==== Records to process ====
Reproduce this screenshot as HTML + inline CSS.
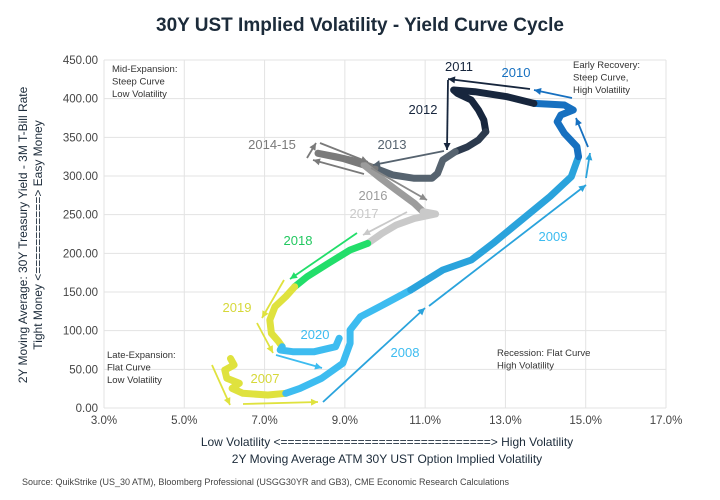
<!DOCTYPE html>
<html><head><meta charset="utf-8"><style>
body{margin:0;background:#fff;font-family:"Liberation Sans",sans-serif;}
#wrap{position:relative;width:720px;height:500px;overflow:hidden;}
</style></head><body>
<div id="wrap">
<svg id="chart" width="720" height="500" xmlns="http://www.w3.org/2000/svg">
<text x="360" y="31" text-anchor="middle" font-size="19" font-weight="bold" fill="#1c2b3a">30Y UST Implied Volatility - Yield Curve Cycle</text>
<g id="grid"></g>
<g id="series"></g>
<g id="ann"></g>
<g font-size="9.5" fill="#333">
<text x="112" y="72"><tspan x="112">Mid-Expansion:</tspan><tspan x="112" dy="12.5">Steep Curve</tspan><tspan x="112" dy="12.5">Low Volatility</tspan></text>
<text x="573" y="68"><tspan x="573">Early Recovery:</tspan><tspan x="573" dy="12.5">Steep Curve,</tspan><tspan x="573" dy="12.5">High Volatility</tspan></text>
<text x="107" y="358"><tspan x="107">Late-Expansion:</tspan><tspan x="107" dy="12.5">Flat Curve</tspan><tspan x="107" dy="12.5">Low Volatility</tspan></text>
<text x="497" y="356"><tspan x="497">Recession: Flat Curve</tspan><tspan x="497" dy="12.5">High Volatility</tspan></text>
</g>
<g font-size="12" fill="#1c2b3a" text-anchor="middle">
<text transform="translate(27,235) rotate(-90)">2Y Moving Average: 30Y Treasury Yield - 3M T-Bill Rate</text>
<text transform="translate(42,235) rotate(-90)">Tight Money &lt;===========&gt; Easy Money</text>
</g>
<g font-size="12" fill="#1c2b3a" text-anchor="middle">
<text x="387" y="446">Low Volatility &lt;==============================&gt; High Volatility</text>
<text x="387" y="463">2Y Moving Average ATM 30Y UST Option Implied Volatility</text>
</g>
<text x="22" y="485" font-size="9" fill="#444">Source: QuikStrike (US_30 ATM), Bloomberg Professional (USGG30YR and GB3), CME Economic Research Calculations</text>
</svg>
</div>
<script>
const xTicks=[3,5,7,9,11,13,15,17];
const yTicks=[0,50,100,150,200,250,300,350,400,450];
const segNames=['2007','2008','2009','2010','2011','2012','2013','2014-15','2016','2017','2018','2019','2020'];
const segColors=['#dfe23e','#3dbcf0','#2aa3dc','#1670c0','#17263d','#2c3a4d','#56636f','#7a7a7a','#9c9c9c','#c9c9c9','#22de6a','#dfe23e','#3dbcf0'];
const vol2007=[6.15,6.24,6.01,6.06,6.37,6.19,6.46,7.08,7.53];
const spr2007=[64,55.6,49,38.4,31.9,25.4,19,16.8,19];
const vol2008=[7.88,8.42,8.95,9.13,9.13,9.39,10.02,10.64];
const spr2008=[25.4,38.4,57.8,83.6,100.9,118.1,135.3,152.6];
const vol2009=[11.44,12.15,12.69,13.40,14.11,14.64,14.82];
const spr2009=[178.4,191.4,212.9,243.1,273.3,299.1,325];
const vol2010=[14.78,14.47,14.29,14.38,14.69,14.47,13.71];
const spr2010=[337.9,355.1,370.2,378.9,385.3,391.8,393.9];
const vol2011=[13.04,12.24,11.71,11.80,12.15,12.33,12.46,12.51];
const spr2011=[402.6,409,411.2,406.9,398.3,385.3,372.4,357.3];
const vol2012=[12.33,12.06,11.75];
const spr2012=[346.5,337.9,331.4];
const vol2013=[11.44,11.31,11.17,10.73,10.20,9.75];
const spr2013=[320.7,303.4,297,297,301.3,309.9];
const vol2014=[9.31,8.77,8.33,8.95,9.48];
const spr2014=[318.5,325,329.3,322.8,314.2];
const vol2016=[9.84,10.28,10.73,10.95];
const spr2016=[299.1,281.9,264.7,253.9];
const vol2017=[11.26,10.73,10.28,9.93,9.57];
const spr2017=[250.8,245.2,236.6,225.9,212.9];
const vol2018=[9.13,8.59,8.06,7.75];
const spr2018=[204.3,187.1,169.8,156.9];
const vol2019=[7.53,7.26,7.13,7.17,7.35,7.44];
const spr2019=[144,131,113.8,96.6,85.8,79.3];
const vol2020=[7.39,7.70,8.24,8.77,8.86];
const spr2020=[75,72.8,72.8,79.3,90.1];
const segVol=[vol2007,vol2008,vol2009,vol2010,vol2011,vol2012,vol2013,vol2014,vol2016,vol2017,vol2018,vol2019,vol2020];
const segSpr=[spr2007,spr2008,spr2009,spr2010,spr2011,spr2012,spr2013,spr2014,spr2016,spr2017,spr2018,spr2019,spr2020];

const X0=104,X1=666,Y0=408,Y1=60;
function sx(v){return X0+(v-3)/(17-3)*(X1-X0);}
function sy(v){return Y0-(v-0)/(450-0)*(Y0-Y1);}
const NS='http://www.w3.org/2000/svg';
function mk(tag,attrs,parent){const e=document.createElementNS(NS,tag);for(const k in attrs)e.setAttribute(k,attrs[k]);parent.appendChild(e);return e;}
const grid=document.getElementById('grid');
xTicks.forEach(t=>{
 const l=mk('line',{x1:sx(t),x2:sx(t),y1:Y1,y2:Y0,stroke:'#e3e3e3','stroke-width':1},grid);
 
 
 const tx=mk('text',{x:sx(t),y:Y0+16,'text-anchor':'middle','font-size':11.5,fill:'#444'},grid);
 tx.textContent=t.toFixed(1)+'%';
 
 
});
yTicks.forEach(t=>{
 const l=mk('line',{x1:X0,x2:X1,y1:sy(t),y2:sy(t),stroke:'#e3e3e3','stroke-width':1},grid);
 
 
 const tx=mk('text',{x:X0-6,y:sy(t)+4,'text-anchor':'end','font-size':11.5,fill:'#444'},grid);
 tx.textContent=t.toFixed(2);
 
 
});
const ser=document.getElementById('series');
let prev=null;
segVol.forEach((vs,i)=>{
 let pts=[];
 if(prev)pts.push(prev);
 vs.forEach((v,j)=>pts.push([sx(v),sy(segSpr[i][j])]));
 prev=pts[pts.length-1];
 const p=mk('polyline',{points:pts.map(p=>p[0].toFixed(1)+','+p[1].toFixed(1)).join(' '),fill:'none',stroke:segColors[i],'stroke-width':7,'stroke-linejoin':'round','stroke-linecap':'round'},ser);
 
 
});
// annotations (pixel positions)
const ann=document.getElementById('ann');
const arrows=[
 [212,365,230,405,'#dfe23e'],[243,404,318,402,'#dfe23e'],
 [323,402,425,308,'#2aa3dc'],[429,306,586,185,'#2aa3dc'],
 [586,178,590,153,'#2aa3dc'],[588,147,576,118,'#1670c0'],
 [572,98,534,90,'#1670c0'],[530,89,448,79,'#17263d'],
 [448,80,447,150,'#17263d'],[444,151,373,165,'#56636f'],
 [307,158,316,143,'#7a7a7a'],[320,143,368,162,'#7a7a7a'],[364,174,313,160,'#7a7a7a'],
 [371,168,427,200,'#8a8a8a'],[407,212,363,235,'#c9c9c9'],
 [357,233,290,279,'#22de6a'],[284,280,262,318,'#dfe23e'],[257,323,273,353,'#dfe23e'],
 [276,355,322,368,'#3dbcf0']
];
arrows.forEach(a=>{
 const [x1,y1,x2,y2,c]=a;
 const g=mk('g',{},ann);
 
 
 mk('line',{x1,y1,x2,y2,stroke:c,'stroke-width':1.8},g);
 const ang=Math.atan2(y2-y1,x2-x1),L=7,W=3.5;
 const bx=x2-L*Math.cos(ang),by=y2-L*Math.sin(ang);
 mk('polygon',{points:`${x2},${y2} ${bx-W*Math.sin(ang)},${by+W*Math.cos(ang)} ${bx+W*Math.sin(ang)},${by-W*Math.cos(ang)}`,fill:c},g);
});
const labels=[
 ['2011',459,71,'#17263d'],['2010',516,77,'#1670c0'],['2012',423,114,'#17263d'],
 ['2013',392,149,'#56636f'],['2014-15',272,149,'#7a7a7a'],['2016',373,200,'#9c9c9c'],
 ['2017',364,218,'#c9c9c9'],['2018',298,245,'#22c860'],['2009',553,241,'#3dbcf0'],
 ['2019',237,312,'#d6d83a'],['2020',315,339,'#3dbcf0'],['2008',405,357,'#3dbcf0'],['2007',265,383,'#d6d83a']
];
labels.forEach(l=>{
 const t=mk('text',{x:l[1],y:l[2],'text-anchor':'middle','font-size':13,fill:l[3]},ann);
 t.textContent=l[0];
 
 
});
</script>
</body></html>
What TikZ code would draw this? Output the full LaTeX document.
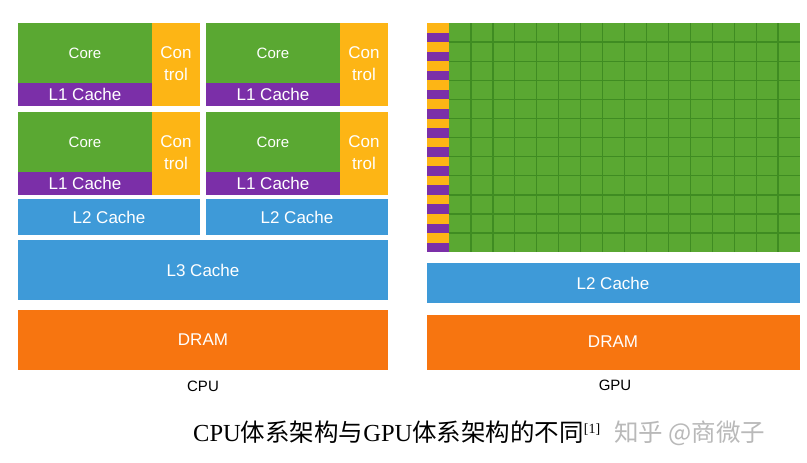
====
• Task description:
From the entries above, extract every line where the word "document" appears.

• Answer to the exercise:
function mk(tag,attrs,parent){const e=document.createElementNS(NS,tag);for(const k in attrs)e.setAttribute(k,attrs[k]);parent.appendChild(e);return e;}
const grid=document.getElementById('grid');
const ser=document.getElementById('series');
const ann=document.getElementById('ann');
What TikZ code would draw this? Output the full LaTeX document.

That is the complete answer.